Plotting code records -
◇ ◇ ◇ ◇

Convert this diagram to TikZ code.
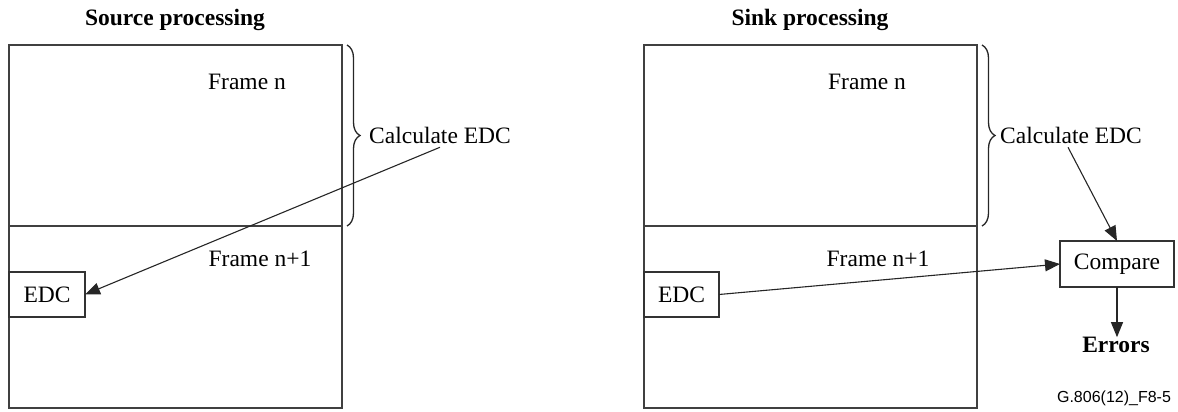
\documentclass[tikz,border=0pt]{standalone}
\usepackage{fontspec}
\setmainfont{Liberation Serif}
\newfontfamily\labelsans{Liberation Sans}
\usetikzlibrary{arrows.meta,decorations.pathreplacing}
\begin{document}
\begin{tikzpicture}[x=1pt,y=-1pt,
  every node/.style={inner sep=0pt,outer sep=0pt,font=\fontsize{23.5}{28}\selectfont},
  frame/.style={draw=black!75,line width=1.3pt,minimum width=333pt,anchor=north west},
  box/.style={draw=black!80,line width=1.1pt,minimum height=45pt,anchor=north west},
  title/.style={font=\fontsize{23.5}{28}\selectfont\bfseries},
  arr/.style={draw=black!85,line width=1.1pt,-{Triangle[length=15pt,width=12pt]}},
  brc/.style={draw=black!85,line width=1.3pt,decorate,decoration={brace,amplitude=13pt,aspect=0.5}}]
\useasboundingbox (0,0) rectangle (1178,412);
% titles
\node[title] (tL) at (175,20) {Source processing};
\node[title] (tR) at (810,20) {Sink processing};
% frames
\node[frame,minimum height=181pt] (fnL) at (9,45) {};
\node[frame,minimum height=182pt] (fn1L) at (9,226) {};
\node[frame,minimum height=181pt] (fnR) at (644,45) {};
\node[frame,minimum height=182pt] (fn1R) at (644,226) {};
% frame labels
\node (lnL) at (247,82) {Frame n};
\node (ln1L) at (260,259) {Frame n+1};
\node (lnR) at (867,82) {Frame n};
\node (ln1R) at (878,259) {Frame n+1};
% braces
\draw[brc] ([xshift=5pt]fnL.north east) -- ([xshift=5pt]fnL.south east);
\draw[brc] ([xshift=5pt]fnR.north east) -- ([xshift=5pt]fnR.south east);
% calculate labels
\node (cL) at (440,135) {Calculate EDC};
\node (cR) at (1071,135) {Calculate EDC};
% EDC boxes
\node[box,minimum width=76pt] (eL) at (9,272) {};
\node at (eL.center) {EDC};
\node[box,minimum width=75pt] (eR) at (644,272) {};
\node at (eR.center) {EDC};
% compare
\node[box,minimum width=114pt,minimum height=46pt] (cmp) at (1060,241) {};
\node at (cmp.center) {Compare};
\node[title] (err) at (1116,345) {Errors};
\node[font=\fontsize{16}{19}\selectfont\labelsans] (id) at (1114,398) {G.806(12)\_F8-5};
% arrows
\coordinate (sL) at ([yshift=-4pt]cL.south);
\coordinate (sR) at ([xshift=-3pt,yshift=-4pt]cR.south);
\draw[arr] (sL) -- (eL.east);
\draw[arr] (sR) -- (cmp.north);
\draw[arr] (eR.east) -- (cmp.west);
\draw[arr] (cmp.south) -- (cmp.south |- err.north);
\end{tikzpicture}
\end{document}
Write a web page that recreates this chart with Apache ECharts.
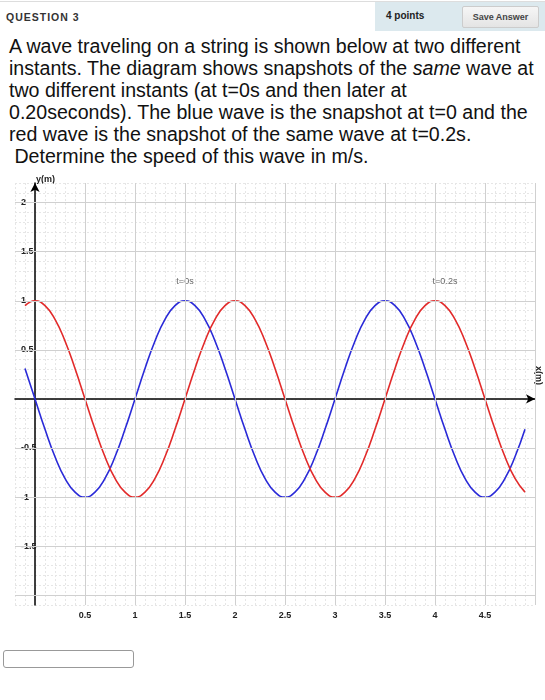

◇ ◇ ◇ ◇

STATED TASK -
Copy out all the data exactly; skip the pictures.

COMPLETE ANSWER -
Convert this diagram to TikZ code.
\documentclass[tikz,border=0pt]{standalone}
\usepackage{fontspec}
\setmainfont{Liberation Serif}
\newfontfamily\labelsans{Liberation Sans}
\usetikzlibrary{arrows.meta,decorations.pathreplacing}
\begin{document}
\begin{tikzpicture}[x=1pt,y=-1pt,
  every node/.style={inner sep=0pt,outer sep=0pt,font=\fontsize{23.5}{28}\selectfont},
  frame/.style={draw=black!75,line width=1.3pt,minimum width=333pt,anchor=north west},
  box/.style={draw=black!80,line width=1.1pt,minimum height=45pt,anchor=north west},
  title/.style={font=\fontsize{23.5}{28}\selectfont\bfseries},
  arr/.style={draw=black!85,line width=1.1pt,-{Triangle[length=15pt,width=12pt]}},
  brc/.style={draw=black!85,line width=1.3pt,decorate,decoration={brace,amplitude=13pt,aspect=0.5}}]
\useasboundingbox (0,0) rectangle (1178,412);
% titles
\node[title] (tL) at (175,20) {Source processing};
\node[title] (tR) at (810,20) {Sink processing};
% frames
\node[frame,minimum height=181pt] (fnL) at (9,45) {};
\node[frame,minimum height=182pt] (fn1L) at (9,226) {};
\node[frame,minimum height=181pt] (fnR) at (644,45) {};
\node[frame,minimum height=182pt] (fn1R) at (644,226) {};
% frame labels
\node (lnL) at (247,82) {Frame n};
\node (ln1L) at (260,259) {Frame n+1};
\node (lnR) at (867,82) {Frame n};
\node (ln1R) at (878,259) {Frame n+1};
% braces
\draw[brc] ([xshift=5pt]fnL.north east) -- ([xshift=5pt]fnL.south east);
\draw[brc] ([xshift=5pt]fnR.north east) -- ([xshift=5pt]fnR.south east);
% calculate labels
\node (cL) at (440,135) {Calculate EDC};
\node (cR) at (1071,135) {Calculate EDC};
% EDC boxes
\node[box,minimum width=76pt] (eL) at (9,272) {};
\node at (eL.center) {EDC};
\node[box,minimum width=75pt] (eR) at (644,272) {};
\node at (eR.center) {EDC};
% compare
\node[box,minimum width=114pt,minimum height=46pt] (cmp) at (1060,241) {};
\node at (cmp.center) {Compare};
\node[title] (err) at (1116,345) {Errors};
\node[font=\fontsize{16}{19}\selectfont\labelsans] (id) at (1114,398) {G.806(12)\_F8-5};
% arrows
\coordinate (sL) at ([yshift=-4pt]cL.south);
\coordinate (sR) at ([xshift=-3pt,yshift=-4pt]cR.south);
\draw[arr] (sL) -- (eL.east);
\draw[arr] (sR) -- (cmp.north);
\draw[arr] (eR.east) -- (cmp.west);
\draw[arr] (cmp.south) -- (cmp.south |- err.north);
\end{tikzpicture}
\end{document}
Write a web page that recreates this chart with Apache ECharts.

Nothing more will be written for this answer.